A whopping 60,000 watts, says Paul Wright, president of the River Run condo neighborhood association in the community adjacent to the courts. Wright says he was shocked to see the forty 1,500-watt floodlights going up on 50-foot poles one day last August.

Though he'd seen construction work under way, Wright says he's troubled that the City never notified him or his neighbors about the renovation before work began.

"I didn't know what was going on," he says. "They could have been rewiring the golf shop."
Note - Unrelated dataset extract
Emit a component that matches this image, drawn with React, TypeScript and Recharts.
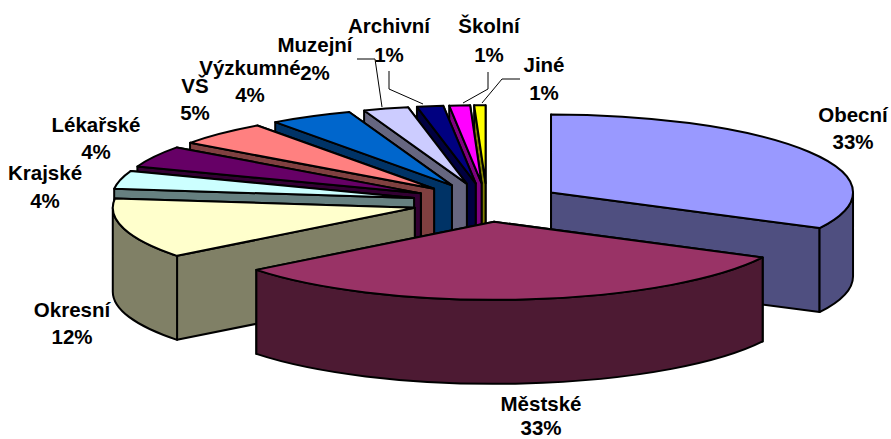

Like Wheeler, Wright says the dark, starry night sky was one of the big assets of his neighborhood. Leading a reporter on a nighttime tour of River Run, Wright becomes a veritable shadow puppet standing in front of houses illuminated by the lights nearly half a mile away.
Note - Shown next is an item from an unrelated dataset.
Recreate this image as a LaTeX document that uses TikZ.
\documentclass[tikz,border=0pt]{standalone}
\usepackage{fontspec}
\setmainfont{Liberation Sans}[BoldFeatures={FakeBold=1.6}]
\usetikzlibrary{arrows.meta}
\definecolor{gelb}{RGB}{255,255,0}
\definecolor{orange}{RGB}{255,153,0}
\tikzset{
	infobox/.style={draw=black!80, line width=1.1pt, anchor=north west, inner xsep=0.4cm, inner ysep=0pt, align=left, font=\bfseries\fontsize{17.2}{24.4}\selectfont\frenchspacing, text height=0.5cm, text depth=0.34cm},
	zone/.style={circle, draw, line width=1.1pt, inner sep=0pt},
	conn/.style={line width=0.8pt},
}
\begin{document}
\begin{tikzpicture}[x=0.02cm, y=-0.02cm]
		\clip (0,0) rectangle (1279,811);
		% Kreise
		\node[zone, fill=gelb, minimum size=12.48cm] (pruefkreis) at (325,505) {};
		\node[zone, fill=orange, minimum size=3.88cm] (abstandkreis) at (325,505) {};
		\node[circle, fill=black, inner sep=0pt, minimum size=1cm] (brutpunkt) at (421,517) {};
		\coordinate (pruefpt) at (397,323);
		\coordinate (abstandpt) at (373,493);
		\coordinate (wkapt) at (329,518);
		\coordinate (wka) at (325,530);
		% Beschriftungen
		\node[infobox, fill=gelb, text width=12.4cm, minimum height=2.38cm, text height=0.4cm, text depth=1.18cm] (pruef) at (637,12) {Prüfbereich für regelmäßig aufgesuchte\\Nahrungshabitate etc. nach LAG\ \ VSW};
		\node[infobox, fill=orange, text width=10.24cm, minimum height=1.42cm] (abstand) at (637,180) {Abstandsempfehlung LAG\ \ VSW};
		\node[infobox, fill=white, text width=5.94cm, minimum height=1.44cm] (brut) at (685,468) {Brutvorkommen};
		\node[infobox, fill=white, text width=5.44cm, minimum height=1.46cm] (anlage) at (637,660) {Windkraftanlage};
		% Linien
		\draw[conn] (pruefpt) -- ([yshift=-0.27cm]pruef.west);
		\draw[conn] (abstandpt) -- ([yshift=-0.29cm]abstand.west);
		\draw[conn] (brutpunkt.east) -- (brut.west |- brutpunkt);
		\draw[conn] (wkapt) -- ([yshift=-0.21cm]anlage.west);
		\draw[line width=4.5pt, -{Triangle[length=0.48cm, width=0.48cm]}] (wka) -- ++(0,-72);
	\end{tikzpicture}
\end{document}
"When it's summer, they're going to be on all the time," he says. "Anyone can play tennis deep into the night."

And anyone can push his buttons. Wright says that tennis twosomes often drive up and push a button to illuminate four of the eight courts. Because the high-intensity lights take several minutes to power on, Wright says that players start jabbing at both buttons, and soon all eight courts are illuminated.

City Councilor Blake Caravati says he and other Council members just recently learned about the lights, and that the city's Department of Parks and Recreation is working on a solution.
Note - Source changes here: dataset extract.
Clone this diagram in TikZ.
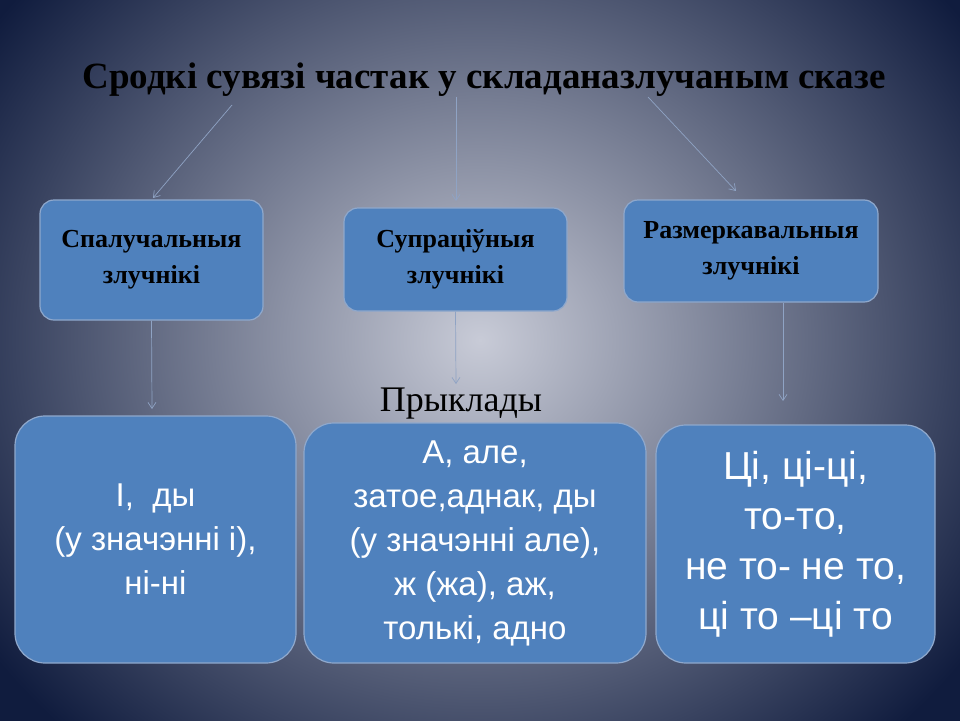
\documentclass[tikz,border=0pt]{standalone}
\usepackage{fontspec}
\setmainfont{Liberation Serif}
\newfontfamily\lsans{Liberation Sans}
\usetikzlibrary{arrows.meta}
\definecolor{boxfill}{HTML}{4F81BD}
\definecolor{boxline}{HTML}{8FA8CC}
\definecolor{arr}{HTML}{8FA3C4}
\begin{document}
\begin{tikzpicture}[x=1pt,y=-1pt,
  top/.style={draw=boxline,line width=1.2pt,fill=boxfill,rounded corners=14pt,align=center,font=\bfseries\fontsize{26}{36}\selectfont,text=black},
  low/.style={draw=boxline,line width=1.2pt,fill=boxfill,rounded corners=30pt,align=center,font=\lsans\fontsize{33}{44}\selectfont,text=white},
  con/.style={draw=arr,line width=0.7pt,-{Straight Barb[length=6pt,width=8pt]}}]
\useasboundingbox (0,0) rectangle (960,720);
\shade[inner color={rgb,255:red,200;green,203;blue,215},outer color={rgb,255:red,16;green,28;blue,62}] (-120,-200) rectangle (1080,880);
\node (title) at (484,80) {\bfseries\fontsize{37}{42}\selectfont Сродкі сувязі частак у складаназлучаным сказе};
\node[top,minimum width=223pt,minimum height=120pt] (b1) at (151.5,260) {Спалучальныя\\злучнікі};
\node[top,minimum width=223pt,minimum height=103pt] (b2) at (455.5,259.5) {Супраціўныя\\злучнікі};
\node[top,minimum width=254pt,minimum height=102pt] (b3) at (751,251) {Размеркавальныя\\злучнікі};
\node[low,minimum width=281pt,minimum height=247pt] (c1) at (155.5,539.5) {І,\ \ ды\\(у значэнні і),\\ні-ні};
\node[low,minimum width=342pt,minimum height=240pt] (c2) at (475,543) {А, але,\\затое,аднак, ды\\(у значэнні але),\\ж (жа), аж,\\ толькі, адно};
\node[low,minimum width=279pt,minimum height=238pt,font=\lsans\fontsize{39}{50}\selectfont] (c3) at (795.5,544) {Ці, ці-ці,\\то-то,\\не то- не то,\\ці то –ці то};
\node (ex) at (461,404) {\fontsize{36}{40}\selectfont Прыклады};
\coordinate (t1) at (232,105); \coordinate (e1) at (153,198);
\coordinate (t2) at (456,97); \coordinate (e2) at (456,201);
\coordinate (t3) at (648,97); \coordinate (e3) at (736,191);
\coordinate (f1) at (152,409); \coordinate (f2) at (456,384); \coordinate (f3) at (783,401);
\draw[con] (t1) -- (e1);
\draw[con] (t2) -- (e2);
\draw[con] (t3) -- (e3);
\draw[con] (b1.south) -- (f1);
\draw[con] (b2.south) -- (f2);
\draw[con] ([xshift=32pt]b3.south) -- (f3);
\end{tikzpicture}
\end{document}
"We realize there's an issue," says Mike Svetz, director of Parks and Rec. The project, he explains, was already under way when he arrived on the job last year.

"I'm trying to make the best of an unfortunate situation," he says.

Pat Plocek, then head of the city's parks department, oversaw the project, Svetz says, which also included resurfacing the courts and replacing the park's playground equipment.

Plocek, however, says the park project construction didn't get under way until July-- a full five months after Svetz arrived on the scene.

"If he had any questions," says Plocek, "he should have asked them then."

The total cost for the renovation, including lights, was $250,000 half of which was covered by a federal grant. The lights themselves-- made by Qualite Sports Lighting-- cost $82,000.

So what to do now?

Wright and Wheeler say the answer's simple.

"I'm hoping they're removed," says Wright. But he suggests that, as an alternative, the poles could be cut in half.

"We live here because it's in the country. We want a rural life," seconds Wheeler. "To have the equivalent of a nuclear power station in your backyard is insane."

Svetz says its unlikely the lights will be removed because that would require the City to pay back the $41,000 it received in grant money. As for Wright's other suggestion, because of their design, the poles can't be cut in half, he insists.

That leaves shields as the most likely option. Svetz says he's ready to order the approximately $5,000 shields, which he believes will take care of the light pollution problem.

"I've done this in my past," he says. "It makes a huge difference."

Ianna disagrees.

"Shields would help, but you'll still be able to see those from a great distance," he says. "They're so high up in the air, and the floodlights are designed to spray light around."

If they spray their light to heaven, Svetz could have another problem on his hands.

"I can promise you my mother will come back and haunt anyone who puts lights up," jokes Wheeler.

Paul Wright says the Pen Park tennis court lights are a blight on his River Run neighborhood.